Running out of fuel is a common, frustrating event that immediately interrupts your journey and causes stress on the side of the road. While the immediate issue is being stranded, the mechanical impact on the vehicle can be far more significant than the inconvenience. Understanding the moment the fuel tank goes truly empty, a state known as fuel starvation, is important for minimizing the potential for expensive repairs. This process involves a sequence of sensory warnings followed by a sudden mechanical shutdown, which can introduce lasting damage to sensitive components within the fuel system.
The Sequence of Fuel Starvation
The first signs of fuel starvation are usually felt as a sudden, intermittent loss of power or a noticeable hesitation in acceleration.

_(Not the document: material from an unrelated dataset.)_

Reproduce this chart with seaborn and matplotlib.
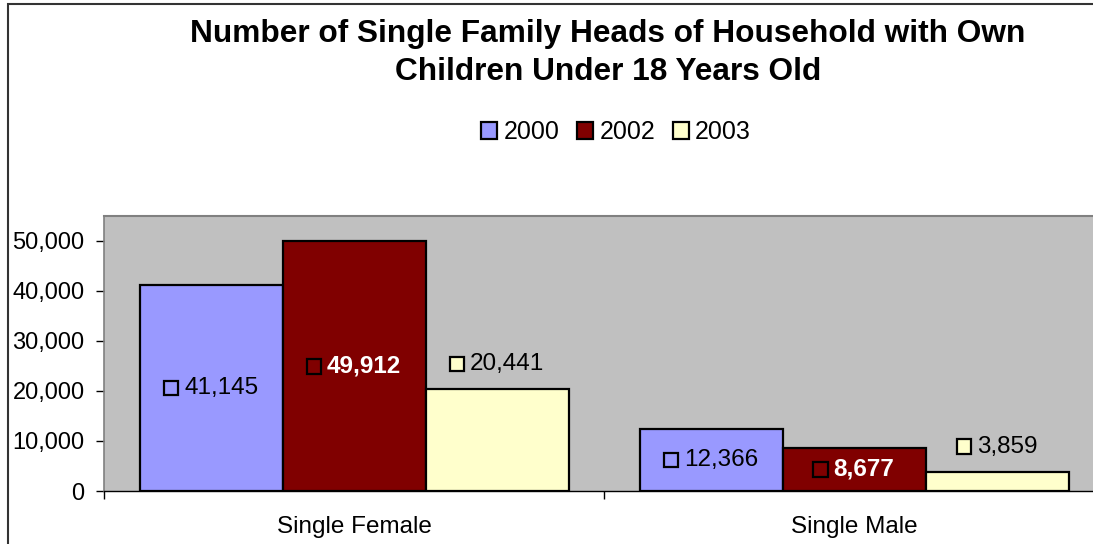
import pandas as pd
import matplotlib
matplotlib.use("Agg")
import matplotlib.pyplot as plt
import seaborn as sns
from matplotlib.patches import Rectangle, Patch
from matplotlib.offsetbox import AnnotationBbox, DrawingArea, TextArea, HPacker

# Chart data
categories = ["Single Female", "Single Male"]
years = ["2000", "2002", "2003"]
values_2000 = [41145, 12366]
values_2002 = [49912, 8677]
values_2003 = [20441, 3859]
colors = {"2000": "#9999FF", "2002": "#800000", "2003": "#FFFFCC"}

rows = []
for year, vals in zip(years, [values_2000, values_2002, values_2003]):
    for cat, v in zip(categories, vals):
        rows.append({"category": cat, "year": year, "value": v})
df = pd.DataFrame(rows)

sns.set_style("white")
plt.rcParams['font.family'] = ['Liberation Sans', 'DejaVu Sans']
plt.rcParams['text.color'] = 'black'
plt.rcParams['xtick.color'] = 'black'
plt.rcParams['ytick.color'] = 'black'

W, H = 1093, 544
fig = plt.figure(figsize=(W / 100, H / 100), dpi=100)

# axes in pixel coords: left 104, right 1104 (cropped), top 216, bottom 491
ax = fig.add_axes([104 / W, (H - 491) / H, 1000 / W, (491 - 216) / H])
ax.set_facecolor("#C0C0C0")

sns.barplot(data=df, x="category", y="value", hue="year", palette=colors,
            order=categories, hue_order=years, width=0.858, saturation=1,
            edgecolor="black", linewidth=1.6, ax=ax, legend=False)

ax.set_xlim(-0.5, 1.5)
ax.set_ylim(0, 55000)
ax.set_yticks([0, 10000, 20000, 30000, 40000, 50000])
ax.set_yticklabels([f"{int(t):,}" for t in ax.get_yticks()])
ax.set_xlabel("")
ax.set_ylabel("")

# ticks at category boundaries, labels at centers
ax.set_xticks([-0.5, 0.5, 1.5])
ax.set_xticklabels([])
ax.set_xticks([0, 1], minor=True)
ax.set_xticklabels(categories, minor=True, fontsize=17.5)
ax.tick_params(axis="x", which="major", bottom=True, direction="out", length=6, width=1,
               color="black")
ax.tick_params(axis="x", which="minor", bottom=True, length=0, pad=18)
ax.tick_params(axis="y", left=True, direction="out", length=6, width=1, color="black",
               labelsize=17, pad=8)

for side in ["top", "right"]:
    ax.spines[side].set_color("#808080")
    ax.spines[side].set_linewidth(1.5)
ax.spines["left"].set_color("#808080")
ax.spines["left"].set_linewidth(1.2)
ax.spines["bottom"].set_color("black")
ax.spines["bottom"].set_linewidth(1)

# data labels with legend key squares
label_style = {
    "2000": dict(color="black", fontweight="normal"),
    "2002": dict(color="white", fontweight="bold"),
    "2003": dict(color="black", fontweight="normal"),
}
for year, container in zip(years, ax.containers):
    for bar in container:
        x = bar.get_x() + bar.get_width() / 2
        h = bar.get_height()
        if year == "2003":
            y = h + 5000
        else:
            y = h / 2
        da = DrawingArea(10.5, 10.5, 0, 0)
        da.add_artist(Rectangle((0, 0), 10.5, 10.5, facecolor=colors[year],
                                edgecolor="black", linewidth=1.6))
        ta = TextArea(f"{int(h):,}", textprops=dict(fontsize=17.5, **label_style[year]))
        box = HPacker(children=[da, ta], align="center", pad=0, sep=4)
        ab = AnnotationBbox(box, (x, y), frameon=False, box_alignment=(0.5, 0.5), pad=0)
        ax.add_artist(ab)

# title
fig.text(608 / W, 1 - 53 / H,
         "Number of Single Family Heads of Household with Own\nChildren Under 18 Years Old",
         ha="center", va="center", fontsize=22.8, fontweight="bold", linespacing=1.36)

# legend
handles = [Patch(facecolor=colors[y], edgecolor="black", linewidth=1.6, label=y) for y in years]
fig.legend(handles=handles, loc="center", bbox_to_anchor=(616 / W, 1 - 132 / H), ncol=3,
           frameon=False, fontsize=18, handlelength=0.65, handleheight=0.65,
           handletextpad=0.25, columnspacing=0.7)

# outer chart border
fig.patches.append(Rectangle((8 / W, -0.1), 1.2, 1 - 4 / H + 0.1, transform=fig.transFigure,
                             fill=False, edgecolor="#333333", linewidth=1.5))

fig.savefig("out.png", dpi=100)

This occurs because the electric fuel pump, located inside the tank, is no longer fully submerged in liquid and begins to draw air into the fuel lines. Air bubbles disrupt the consistent, high-pressure flow of gasoline required by the engine’s injection system for proper combustion. As the pump strains to pull the last remnants of fuel, the engine starts to sputter violently, misfiring as the fuel-air mixture becomes unstable. The vehicle’s engine control unit (ECU) may try to compensate for the rapid pressure drop, but it cannot fix the lack of liquid fuel. Once the fuel pressure drops below the minimum threshold required for the injectors to spray correctly, the engine loses power completely and stalls, resulting in a sudden and final stop.
Risk of Component Damage
The most susceptible component to immediate and expensive damage from running out of gas is the electric fuel pump. This pump is deliberately engineered to be fully submerged in the fuel tank, using the surrounding gasoline as a heat sink to dissipate the operational heat it generates. When the tank runs dry, the pump operates without this liquid cooling medium, leading to rapid and significant thermal stress. This overheating accelerates the wear on the pump’s internal electric motor and its delicate plastic components, which can quickly lead to premature failure.

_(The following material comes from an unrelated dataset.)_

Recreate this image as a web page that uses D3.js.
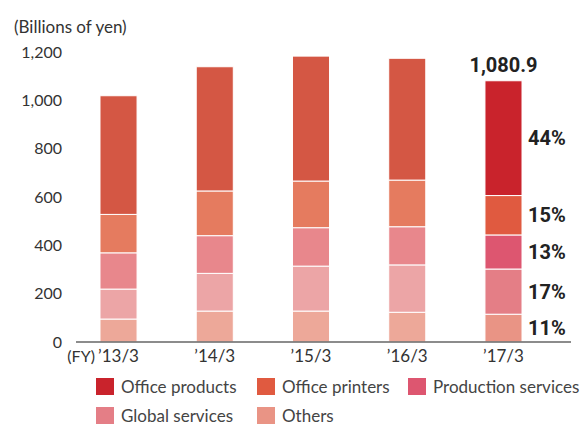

The fuel flowing through the pump also provides necessary lubrication for its moving parts, and running the pump dry increases friction within the mechanism. This lack of lubrication compounds the damage caused by overheating, introducing mechanical wear that shortens the pump’s lifespan. A related concern is the ingestion of contaminants that naturally settle at the bottom of the tank over time, such as rust, sediment, and fine debris. When the fuel level is critically low, the pump’s pickup screen is forced to draw from this concentrated layer of sludge.
These contaminants are then forced into the fuel system, which can rapidly clog the fine-mesh inlet strainer, often called a sock, and the main fuel filter. A blocked filter forces the pump to work harder against increased restriction to maintain the high pressure required by the engine. If the debris manages to pass these filtration stages, it can travel further down the line and clog the microscopic nozzles within the fuel injectors. Clogged injectors lead to poor engine performance, misfires, and rough idling, often requiring costly professional cleaning or replacement to restore proper operation.

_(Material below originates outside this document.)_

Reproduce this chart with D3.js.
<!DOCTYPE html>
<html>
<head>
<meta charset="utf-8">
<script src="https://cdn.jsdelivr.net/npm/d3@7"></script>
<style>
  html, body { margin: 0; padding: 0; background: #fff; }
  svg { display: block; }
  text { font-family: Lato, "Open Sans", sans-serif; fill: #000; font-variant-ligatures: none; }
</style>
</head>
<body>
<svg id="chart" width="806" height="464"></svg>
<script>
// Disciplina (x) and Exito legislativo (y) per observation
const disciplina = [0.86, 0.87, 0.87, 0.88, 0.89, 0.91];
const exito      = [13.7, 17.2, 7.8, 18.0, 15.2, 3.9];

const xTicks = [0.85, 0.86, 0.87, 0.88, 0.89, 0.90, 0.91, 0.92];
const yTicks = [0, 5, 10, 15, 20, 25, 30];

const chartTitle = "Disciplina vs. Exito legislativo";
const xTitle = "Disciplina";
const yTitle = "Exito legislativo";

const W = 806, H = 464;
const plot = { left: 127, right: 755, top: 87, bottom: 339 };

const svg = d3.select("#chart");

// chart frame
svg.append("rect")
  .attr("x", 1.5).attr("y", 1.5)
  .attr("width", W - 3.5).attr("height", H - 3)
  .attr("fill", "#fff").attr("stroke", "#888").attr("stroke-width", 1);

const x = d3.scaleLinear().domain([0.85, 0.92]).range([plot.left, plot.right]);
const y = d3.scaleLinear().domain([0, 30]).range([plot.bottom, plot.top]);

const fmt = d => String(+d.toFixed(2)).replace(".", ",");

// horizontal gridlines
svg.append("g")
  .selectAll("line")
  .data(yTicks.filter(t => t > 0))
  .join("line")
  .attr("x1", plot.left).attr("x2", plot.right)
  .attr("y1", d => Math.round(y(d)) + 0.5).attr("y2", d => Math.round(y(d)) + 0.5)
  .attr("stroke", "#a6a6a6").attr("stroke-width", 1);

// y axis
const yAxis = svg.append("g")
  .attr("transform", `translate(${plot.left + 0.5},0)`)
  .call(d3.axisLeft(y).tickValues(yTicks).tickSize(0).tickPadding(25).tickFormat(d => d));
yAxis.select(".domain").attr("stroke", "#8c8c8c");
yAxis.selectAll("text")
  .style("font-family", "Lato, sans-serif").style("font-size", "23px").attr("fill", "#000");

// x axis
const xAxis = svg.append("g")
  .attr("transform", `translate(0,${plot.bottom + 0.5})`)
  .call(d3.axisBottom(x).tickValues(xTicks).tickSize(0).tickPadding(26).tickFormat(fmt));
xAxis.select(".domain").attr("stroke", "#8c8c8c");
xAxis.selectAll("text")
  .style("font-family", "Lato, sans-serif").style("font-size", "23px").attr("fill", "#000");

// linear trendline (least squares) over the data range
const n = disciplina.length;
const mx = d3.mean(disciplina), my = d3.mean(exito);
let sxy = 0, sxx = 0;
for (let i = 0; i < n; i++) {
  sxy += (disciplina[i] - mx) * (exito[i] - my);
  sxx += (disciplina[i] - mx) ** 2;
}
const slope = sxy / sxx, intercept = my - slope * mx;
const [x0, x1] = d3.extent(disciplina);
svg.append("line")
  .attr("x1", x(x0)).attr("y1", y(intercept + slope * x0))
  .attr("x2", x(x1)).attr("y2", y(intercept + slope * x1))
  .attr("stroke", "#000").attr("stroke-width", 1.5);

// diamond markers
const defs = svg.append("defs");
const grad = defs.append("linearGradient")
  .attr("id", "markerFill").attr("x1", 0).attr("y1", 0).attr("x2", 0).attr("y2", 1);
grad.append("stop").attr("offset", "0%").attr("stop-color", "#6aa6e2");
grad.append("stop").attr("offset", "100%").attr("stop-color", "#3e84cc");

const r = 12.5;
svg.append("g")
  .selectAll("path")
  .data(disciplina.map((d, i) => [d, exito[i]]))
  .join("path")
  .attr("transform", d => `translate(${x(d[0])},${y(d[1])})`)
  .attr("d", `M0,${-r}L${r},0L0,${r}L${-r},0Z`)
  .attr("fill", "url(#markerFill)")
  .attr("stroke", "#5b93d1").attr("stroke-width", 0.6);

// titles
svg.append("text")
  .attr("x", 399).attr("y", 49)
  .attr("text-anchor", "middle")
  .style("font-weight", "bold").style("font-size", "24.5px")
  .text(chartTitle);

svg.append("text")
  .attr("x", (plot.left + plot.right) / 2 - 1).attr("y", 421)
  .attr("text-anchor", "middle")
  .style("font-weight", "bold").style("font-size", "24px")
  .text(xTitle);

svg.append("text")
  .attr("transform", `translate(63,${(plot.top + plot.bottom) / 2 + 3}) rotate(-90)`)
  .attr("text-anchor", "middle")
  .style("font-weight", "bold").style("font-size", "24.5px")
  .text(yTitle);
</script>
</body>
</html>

Safe Steps for Getting Back on the Road
Once the vehicle has stalled, the immediate priority is safety, which means steering the car to the shoulder and engaging the hazard lights to alert other drivers. Before attempting to restart, you must pour a sufficient amount of fresh gasoline into the tank to fully cover the fuel pump mechanism and its pickup tube. Most modern systems require a minimum of one to two gallons of fuel to ensure the pump is submerged and not immediately drawing air again. After adding fuel, the next procedure is to prime the fuel system to purge any air bubbles that have entered the lines and rebuild the necessary pressure.
Priming is accomplished by cycling the ignition key to the “Run” or “On” position, without engaging the starter, for a few seconds. This action activates the electric fuel pump’s internal cycle, allowing it to move fuel and pressurize the lines. Because air pockets can be stubborn, this priming cycle should be repeated three to four times, with a brief pause in between, to ensure maximum pressure is restored. Attempting to start the engine before the system is fully primed can result in excessive cranking, which drains the battery and further stresses the pump. Once the vehicle restarts, listen carefully for any loud, abnormal whining noises from the pump, which can signal damage or strain from the event. It is also highly recommended to schedule a fuel filter replacement soon after the incident to remove any ingested contaminants and protect the rest of the fuel delivery system.